What could be for sale? Kelly’s songs released before 2007 — including “Bump N’ Grind,” “I Believe I Can Fly” and “Ignition (Remix)” — appear to be covered under a publishing deal that Kelly signed with Zomba, which Universal Music Group acquired in 2006, along with the rest of BMG Music Publishing. Some of his post-2007 songs appear to be covered under a co-publishing deal with UMG, which would give him a bigger split of songs like “Number One” and “Good Sex.” So Kelly could sell his 50% songwriter share from earlier compositions and both the writer’s share and co-publishing rights to the later material.
It’s hard to say what these songs are worth now, though. R&B song catalogs typically sell for a 12-times multiple of net publisher’s share of gross profit, but such a successful sole writer could potentially get 20-times NPS, which Billboard estimates to be at least $1.05 million, and implies that Kelly’s songs could have been worth up to $21 million.
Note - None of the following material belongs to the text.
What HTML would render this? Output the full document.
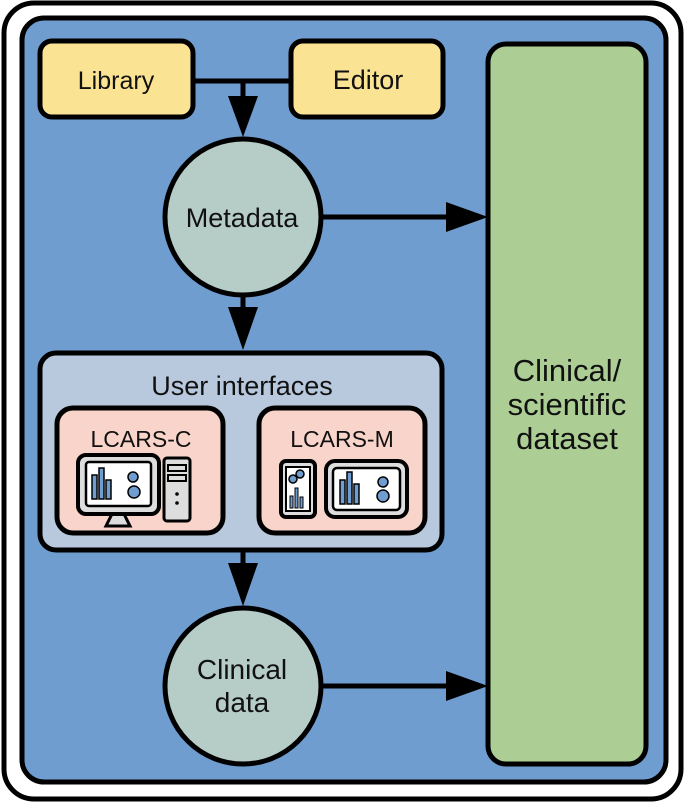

The allegations against Kelly would almost certainly reduce that price significantly. Few movies and advertisements will presumably want to license synch rights to his songs. His radio airplay has diminished 98% since Surviving R. Kelly came out, and his popularity on on-demand streaming fell 13.5% the year after the documentary (according to MRC Data), with his streams now growing slower than streaming overall. Given the accusations and charges against him, and because he appears to be a motivated seller, one music asset trader tells Billboard that Kelly’s catalog would likely only sell at an eight- to 10-times multiple, or between $8.4 million and $10.5 million. And “if he is guilty,” says a music publishing executive, “then it is a fire sale.”